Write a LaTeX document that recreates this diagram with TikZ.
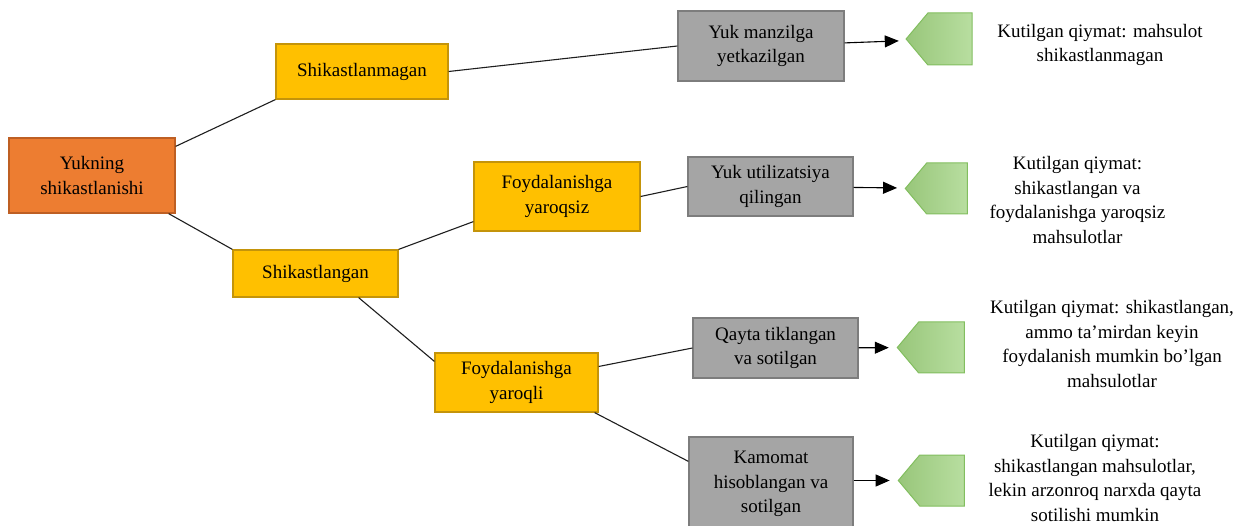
\documentclass[tikz,border=0pt]{standalone}
\usepackage{fontspec}
\setmainfont{Liberation Serif}
\usetikzlibrary{arrows.meta, shapes.symbols}

\begin{document}
\begin{tikzpicture}[x=1pt, y=-1pt,
    box/.style={rectangle, draw, line width=1.2pt, align=center, inner sep=2pt, font=\fontsize{19}{24.5}\selectfont},
    rootbox/.style={box, fill=rootcolor, draw=rootline},
    choicebox/.style={box, fill=choicecolor, draw=choiceline},
    outcomebox/.style={box, fill=outcomecolor, draw=outcomeline},
    endmark/.style={signal, signal to=west, signal pointer angle=100, draw=endline, line width=1pt, left color=endleft, right color=endright, minimum width=66pt, minimum height=52pt, inner sep=0pt},
    valuetext/.style={align=center, inner sep=0pt, font=\fontsize{19}{24.5}\selectfont},
    branch/.style={line width=1.1pt, draw=branchcolor},
    arrow/.style={-{Triangle[length=14pt, width=12pt]}, line width=1.1pt, shorten >=8pt}]

    % Define colors
    \definecolor{rootcolor}{RGB}{237,125,49}
    \definecolor{rootline}{RGB}{190,95,35}
    \definecolor{choicecolor}{RGB}{255,192,0}
    \definecolor{choiceline}{RGB}{196,148,10}
    \definecolor{outcomecolor}{RGB}{165,165,165}
    \definecolor{outcomeline}{RGB}{125,125,125}
    \definecolor{endleft}{RGB}{152,198,122}
    \definecolor{endright}{RGB}{184,222,160}
    \definecolor{endline}{RGB}{130,190,95}
    \definecolor{branchcolor}{RGB}{30,30,30}

    \useasboundingbox (0,0) rectangle (1253,526);

    % Tree nodes
    \node[rootbox, minimum width=166pt, minimum height=75pt] (root) at (92,175.5) {Yukning\\shikastlanishi};
    \node[choicebox, minimum width=172pt, minimum height=55pt] (intact) at (362,71.5) {Shikastlanmagan};
    \node[choicebox, minimum width=165pt, minimum height=47pt] (damaged) at (315.5,273.5) {Shikastlangan};
    \node[choicebox, minimum width=166pt, minimum height=69pt] (unusable) at (557,196.5) {Foydalanishga\\yaroqsiz};
    \node[choicebox, minimum width=163pt, minimum height=59pt] (usable) at (516.5,382.5) {Foydalanishga\\yaroqli};

    % Outcomes
    \node[outcomebox, minimum width=166pt, minimum height=70pt] (delivered) at (761,46) {Yuk manzilga\\yetkazilgan};
    \node[outcomebox, minimum width=165pt, minimum height=59pt] (disposed) at (770.5,186.5) {Yuk utilizatsiya\\qilingan};
    \node[outcomebox, minimum width=165pt, minimum height=60pt] (repaired) at (775.5,348) {Qayta tiklangan\\va sotilgan};
    \node[outcomebox, minimum width=164pt, minimum height=94pt] (shortage) at (771,484) {Kamomat\\hisoblangan va\\sotilgan};

    % End markers
    \node[endmark] (end1) at (950,39) {};
    \node[endmark, minimum width=62pt, minimum height=51pt] (end2) at (947,188.5) {};
    \node[endmark, minimum width=67pt, minimum height=51pt] (end3) at (941.5,347.5) {};
    \node[endmark, minimum height=51pt] (end4) at (942,480.5) {};

    % Expected values
    \node[valuetext] (value1) at (1100,45) {Kutilgan qiymat: mahsulot\\shikastlanmagan};
    \node[valuetext] (value2) at (1077.5,200) {Kutilgan qiymat:\\shikastlangan va\\foydalanishga yaroqsiz\\mahsulotlar};
    \node[valuetext] (value3) at (1112,344) {Kutilgan qiymat: shikastlangan,\\ammo ta'mirdan keyin\\foydalanish mumkin bo'lgan\\mahsulotlar};
    \node[valuetext] (value4) at (1095,478) {Kutilgan qiymat:\\shikastlangan mahsulotlar,\\lekin arzonroq narxda qayta\\sotilishi mumkin};

    % Branches
    \draw[branch] ([yshift=-9pt]root.north east) -- (intact.south west);
    \draw[branch] ([xshift=-7pt]root.south east) -- (damaged.north west);
    \draw[branch] (intact.east) -- (delivered.west);
    \draw[branch] (damaged.north east) -- ([yshift=10pt]unusable.south west);
    \draw[branch] ([xshift=-40pt]damaged.south east) -- ([yshift=-9pt]usable.north west);
    \draw[branch] (unusable.east) -- (disposed.west);
    \draw[branch] ([yshift=16pt]usable.east) -- (repaired.west);
    \draw[branch] ([xshift=-4pt]usable.south east) -- ([yshift=-25pt]shortage.north west);

    % Arrows to end markers
    \draw[arrow] (delivered) -- (end1);
    \draw[arrow] (disposed) -- (end2);
    \draw[arrow] (repaired) -- (end3);
    \draw[arrow] (shortage.east |- end4) -- (end4);

\end{tikzpicture}
\end{document}
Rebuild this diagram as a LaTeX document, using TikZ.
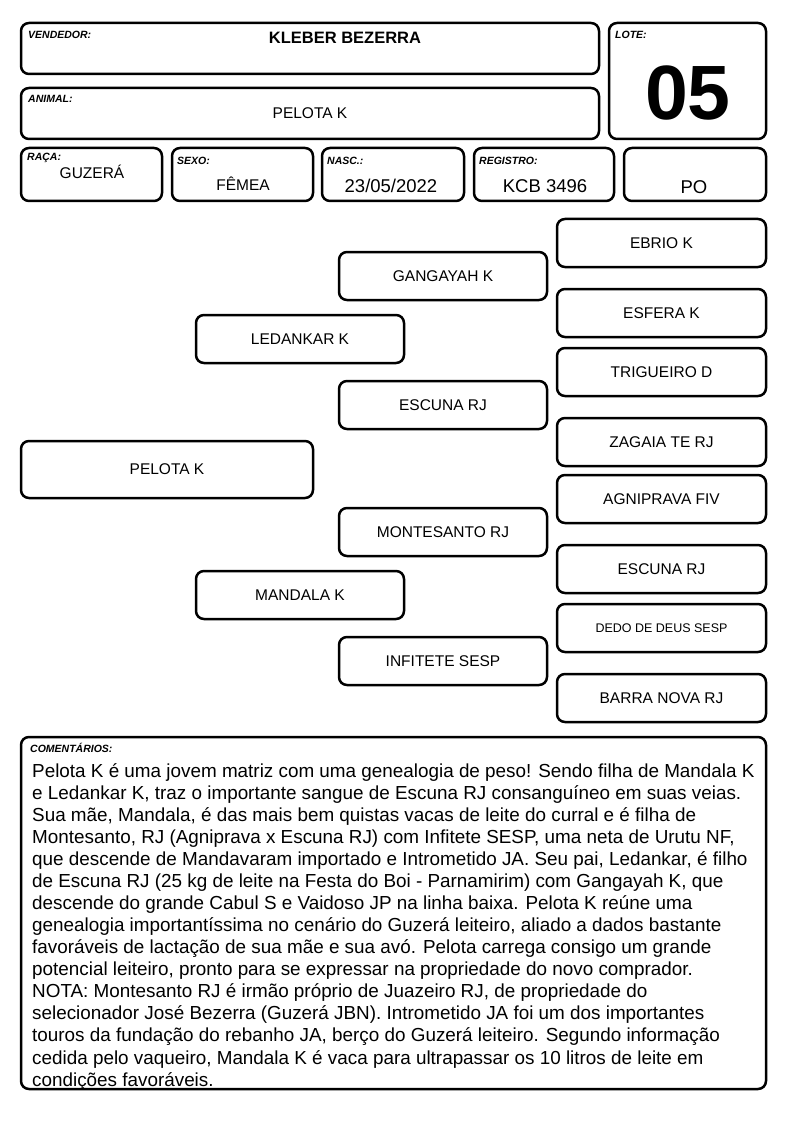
\documentclass[tikz,border=0pt]{standalone}
\usepackage{fontspec}
\setmainfont{Liberation Sans}
\begin{document}
\begin{tikzpicture}[x=1pt,y=-1pt,
  box/.style={draw=black, line width=2.5pt, rounded corners=8pt, inner sep=0pt, outer sep=0pt, anchor=north west, fill=white},
  lbl/.style={font=\fontsize{10.5}{12}\selectfont\bfseries\itshape, anchor=west, inner sep=0pt},
  val/.style={font=\fontsize{15.5}{17}\selectfont, inner sep=0pt},
  bigval/.style={font=\fontsize{18.5}{20}\selectfont, inner sep=0pt},
  ped/.style={box, minimum width=208pt, minimum height=48pt},
  pedtxt/.style={font=\fontsize{15.5}{17}\selectfont, inner sep=0pt}
]
\useasboundingbox (0,0) rectangle (794,1123);
% header
\node[box, minimum width=578pt, minimum height=51pt] (vend) at (21,23) {};
\node[box, minimum width=578pt, minimum height=51pt] (anim) at (21,88) {};
\node[box, minimum width=157pt, minimum height=116pt] (lote) at (609,23) {};
\node[box, minimum width=141pt, minimum height=53pt] (raca) at (21,148) {};
\node[box, minimum width=141pt, minimum height=53pt] (sexo) at (172,148) {};
\node[box, minimum width=142pt, minimum height=53pt] (nasc) at (322,148) {};
\node[box, minimum width=140pt, minimum height=53pt] (regi) at (474,148) {};
\node[box, minimum width=142pt, minimum height=53pt] (po) at (624,148) {};

\node[lbl] (vendl) at (28,35) {VENDEDOR:};
\node[font=\fontsize{16.5}{18}\selectfont\bfseries, inner sep=0pt] (vendv) at (345,38) {KLEBER BEZERRA};
\node[lbl] (animl) at (28,99) {ANIMAL:};
\node[val] (animv) at (310,113) {PELOTA K};
\node[lbl] (lotel) at (615,35) {LOTE:};
\node[font=\fontsize{77}{80}\selectfont\bfseries, inner sep=0pt] (lotev) at (688,93) {05};
\node[lbl] (racal) at (27,158) {RAÇA:};
\node[val] (racav) at (92,172) {GUZERÁ};
\node[lbl] (sexol) at (177,161) {SEXO:};
\node[val] (sexov) at (243,184) {FÊMEA};
\node[lbl] (nascl) at (327,161) {NASC.:};
\node[bigval] (nascv) at (391,186) {23/05/2022};
\node[lbl] (regil) at (479,161) {REGISTRO:};
\node[bigval] (regiv) at (545,186) {KCB 3496};
\node[bigval] (pov) at (694,187) {PO};

% pedigree
\node[box, minimum width=292pt, minimum height=57pt] (pelota) at (21,441) {};
\node[pedtxt] at (pelota.center) {PELOTA K};
\node[ped] (ledankar) at (196,315) {};
\node[pedtxt] at (ledankar.center) {LEDANKAR K};
\node[ped] (mandala) at (196,571) {};
\node[pedtxt] at (mandala.center) {MANDALA K};
\node[ped] (gangayah) at (339,252) {};
\node[pedtxt] at (gangayah.center) {GANGAYAH K};
\node[ped] (escuna) at (339,381) {};
\node[pedtxt] at (escuna.center) {ESCUNA RJ};
\node[ped] (montesanto) at (339,508) {};
\node[pedtxt] at (montesanto.center) {MONTESANTO RJ};
\node[ped] (infitete) at (339,637) {};
\node[pedtxt] at (infitete.center) {INFITETE SESP};

\node[ped, minimum width=209pt] (ebrio) at (557,219) {};
\node[pedtxt] at (ebrio.center) {EBRIO K};
\node[ped, minimum width=209pt] (esfera) at (557,289) {};
\node[pedtxt] at (esfera.center) {ESFERA K};
\node[ped, minimum width=209pt] (trigueiro) at (557,348) {};
\node[pedtxt] at (trigueiro.center) {TRIGUEIRO D};
\node[ped, minimum width=209pt] (zagaia) at (557,418) {};
\node[pedtxt] at (zagaia.center) {ZAGAIA TE RJ};
\node[ped, minimum width=209pt] (agniprava) at (557,475) {};
\node[pedtxt] at (agniprava.center) {AGNIPRAVA FIV};
\node[ped, minimum width=209pt] (escuna2) at (557,545) {};
\node[pedtxt] at (escuna2.center) {ESCUNA RJ};
\node[ped, minimum width=209pt] (dedo) at (557,604) {};
\node[font=\fontsize{12.5}{14}\selectfont, inner sep=0pt] at (dedo.center) {DEDO DE DEUS SESP};
\node[ped, minimum width=209pt] (barra) at (557,674) {};
\node[pedtxt] at (barra.center) {BARRA NOVA RJ};

% comments
\node[box, minimum width=745pt, minimum height=352pt] (coment) at (21,737) {};
\node[lbl] (comentl) at (30,748) {COMENTÁRIOS:};
\node[anchor=north west, inner sep=0pt, align=left, font=\fontsize{18.87}{22.07}\selectfont] (comentv) at (32,763) {%
Pelota K é uma jovem matriz com uma genealogia de peso! Sendo filha de Mandala K\\
e Ledankar K, traz o importante sangue de Escuna RJ consanguíneo em suas veias.\\
Sua mãe, Mandala, é das mais bem quistas vacas de leite do curral e é filha de\\
Montesanto, RJ (Agniprava x Escuna RJ) com Infitete SESP, uma neta de Urutu NF,\\
que descende de Mandavaram importado e Intrometido JA. Seu pai, Ledankar, é filho\\
de Escuna RJ (25 kg de leite na Festa do Boi - Parnamirim) com Gangayah K, que\\
descende do grande Cabul S e Vaidoso JP na linha baixa. Pelota K reúne uma\\
genealogia importantíssima no cenário do Guzerá leiteiro, aliado a dados bastante\\
favoráveis de lactação de sua mãe e sua avó. Pelota carrega consigo um grande\\
potencial leiteiro, pronto para se expressar na propriedade do novo comprador.\\
NOTA: Montesanto RJ é irmão próprio de Juazeiro RJ, de propriedade do\\
selecionador José Bezerra (Guzerá JBN). Intrometido JA foi um dos importantes\\
touros da fundação do rebanho JA, berço do Guzerá leiteiro. Segundo informação\\
cedida pelo vaqueiro, Mandala K é vaca para ultrapassar os 10 litros de leite em\\
condições favoráveis.};
\end{tikzpicture}
\end{document}
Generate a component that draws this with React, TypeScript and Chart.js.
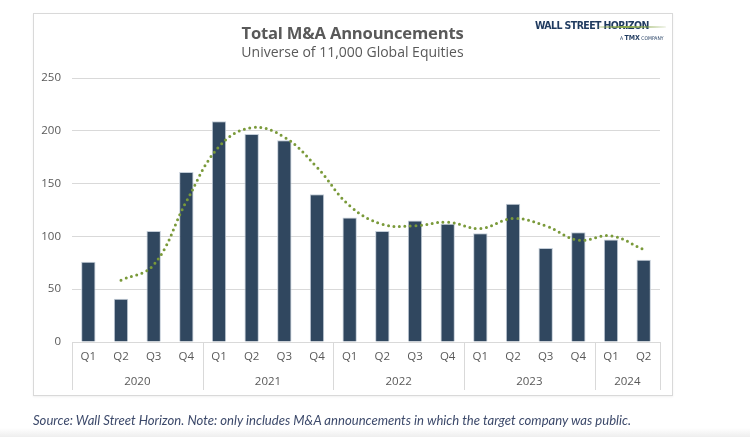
import React, { useEffect, useRef } from "react";
import { Chart, registerables } from "chart.js";

Chart.register(...registerables);

const quarters = ["Q1", "Q2", "Q3", "Q4", "Q1", "Q2", "Q3", "Q4", "Q1", "Q2", "Q3", "Q4", "Q1", "Q2", "Q3", "Q4", "Q1", "Q2"];
const years = ["2020", "2021", "2022", "2023", "2024"];
const yearSpans = [4, 4, 4, 4, 2];
const announcements = [76, 41, 105, 161, 209, 197, 191, 140, 118, 105, 115, 112, 103, 131, 89, 104, 97, 78];
const trend = [null, 58.5, 73, 133, 185, 203, 194, 165.5, 129, 111.5, 110, 113.5, 107.5, 117, 110, 96.5, 100.5, 87.5];
const yMin = 0;
const yMax = 250;
const yStep = 50;

const GRID = "#d9d9d9";
const TEXT = "#595959";
const FONT = "'Open Sans', sans-serif";

const yearRowPlugin = {
  id: "yearRow",
  afterDraw(chart: any) {
    const xs = chart.scales.x;
    const ctx = chart.ctx;
    const n = quarters.length;
    const w = (xs.right - xs.left) / n;
    const top = chart.chartArea.bottom;
    const bottom = top + 48;
    ctx.save();
    ctx.strokeStyle = GRID;
    ctx.lineWidth = 1;
    let idx = 0;
    const bounds = [0];
    yearSpans.forEach((s) => {
      idx += s;
      bounds.push(idx);
    });
    bounds.forEach((b) => {
      const px = Math.round(xs.left + b * w) + 0.5;
      ctx.beginPath();
      ctx.moveTo(px, top);
      ctx.lineTo(px, bottom);
      ctx.stroke();
    });
    ctx.fillStyle = TEXT;
    ctx.font = `11.5px ${FONT}`;
    ctx.textAlign = "center";
    ctx.textBaseline = "middle";
    years.forEach((y, i) => {
      const cx = xs.left + ((bounds[i] + bounds[i + 1]) / 2) * w;
      ctx.fillText(y, cx, top + 40);
    });
    ctx.restore();
  },
};

export default function App() {
  const ref = useRef<HTMLCanvasElement>(null);

  useEffect(() => {
    document.body.style.margin = "0";
    const canvas = ref.current!;
    const chart = new Chart(canvas, {
      type: "bar",
      data: {
        labels: quarters,
        datasets: [
          {
            type: "line",
            label: "Trend",
            data: trend,
            borderColor: "#7a9a3a",
            borderWidth: 3,
            borderDash: [0, 5.5],
            borderCapStyle: "round",
            pointRadius: 0,
            tension: 0.4,
            fill: false,
            order: 0,
          } as any,
          {
            type: "bar",
            label: "Announcements",
            data: announcements,
            backgroundColor: "#30475f",
            borderColor: "#c3cdd8",
            borderWidth: 1,
            categoryPercentage: 1,
            barPercentage: 0.44,
            order: 1,
          },
        ],
      },
      options: {
        responsive: false,
        animation: false,
        layout: { padding: { left: 33, right: 90, top: 78, bottom: 47 } },
        plugins: {
          legend: { display: false },
          tooltip: { enabled: false },
          title: { display: false },
        },
        scales: {
          x: {
            grid: { display: false, drawTicks: false },
            border: { display: true, color: GRID },
            ticks: { color: TEXT, font: { family: FONT, size: 11.5 }, padding: 8, maxRotation: 0, autoSkip: false },
            afterFit(scale: any) {
              scale.height = 48;
            },
          },
          y: {
            min: yMin,
            max: yMax,
            ticks: { stepSize: yStep, color: TEXT, font: { family: FONT, size: 11.5 }, padding: 11 },
            grid: { color: GRID, drawTicks: false },
            border: { display: false },
            afterFit(scale: any) {
              scale.width = 39;
            },
          },
        },
      },
      plugins: [yearRowPlugin],
    });
    return () => chart.destroy();
  }, []);

  return (
    <div style={{ position: "relative", width: 750, height: 437, background: "#fff", overflow: "hidden" }}>
      <div
        style={{
          position: "absolute",
          left: 33,
          top: 13,
          width: 638,
          height: 381,
          border: "1px solid #d9d9d9",
          boxShadow: "0 1px 2px rgba(0,0,0,0.06)",
        }}
      />
      <div
        style={{
          position: "absolute",
          left: 0,
          top: 428,
          width: 750,
          height: 9,
          background: "linear-gradient(to bottom, #ffffff, #eeeeee)",
        }}
      />
      <canvas ref={ref} width={750} height={437} style={{ position: "absolute", left: 0, top: 0 }} />
      <div
        style={{
          position: "absolute",
          left: 33,
          width: 639,
          top: 22,
          textAlign: "center",
          fontFamily: FONT,
          color: TEXT,
          fontWeight: 700,
          fontSize: 16.6,
          lineHeight: "22px",
          letterSpacing: -0.2,
        }}
      >
        Total M&amp;A Announcements
      </div>
      <div
        style={{
          position: "absolute",
          left: 33,
          width: 639,
          top: 43,
          textAlign: "center",
          fontFamily: FONT,
          color: TEXT,
          fontSize: 14,
          lineHeight: "18px",
        }}
      >
        Universe of 11,000 Global Equities
      </div>
      <div
        style={{
          position: "absolute",
          left: 535,
          top: 19,
          fontFamily: "'DejaVu Sans Condensed', sans-serif",
          fontWeight: 700,
          fontSize: 10.5,
          color: "#1f3a5f",
          lineHeight: "13px",
          whiteSpace: "nowrap",
          letterSpacing: -0.6,
        }}
      >
        WALL STREET HORIZON
      </div>
      <div
        style={{
          position: "absolute",
          left: 598,
          top: 26,
          width: 68,
          height: 2,
          background: "linear-gradient(to right, rgba(122,154,58,0.2), #8aa84a 40%, rgba(122,154,58,0.1))",
          borderRadius: 1,
        }}
      />
      <div
        style={{
          position: "absolute",
          left: 620,
          top: 35,
          fontFamily: "'DejaVu Sans Condensed', sans-serif",
          fontSize: 5,
          color: "#1f3a5f",
          whiteSpace: "nowrap",
          lineHeight: "7px",
        }}
      >
        A <b style={{ fontSize: 7 }}>TMX</b> COMPANY
      </div>
      <div
        style={{
          position: "absolute",
          left: 33,
          top: 412,
          fontFamily: "Lato, sans-serif",
          fontStyle: "italic",
          fontSize: 13.1,
          color: "#3d4a6b",
          whiteSpace: "nowrap",
          lineHeight: "16px",
        }}
      >
        Source: Wall Street Horizon. Note: only includes M&amp;A announcements in which the target company was public.
      </div>
    </div>
  );
}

■ **WHAT YOU HAVE TO DO**
Exactly as they stand, quote the lines beginning with the one that contains "Generate a component" and ending with the one that contains "Chart.register(...registerables);", with no pictures.

■ **WRITTEN RESPONSE**
Generate a component that draws this with React, TypeScript and Chart.js.
import React, { useEffect, useRef } from "react";
import { Chart, registerables } from "chart.js";

Chart.register(...registerables);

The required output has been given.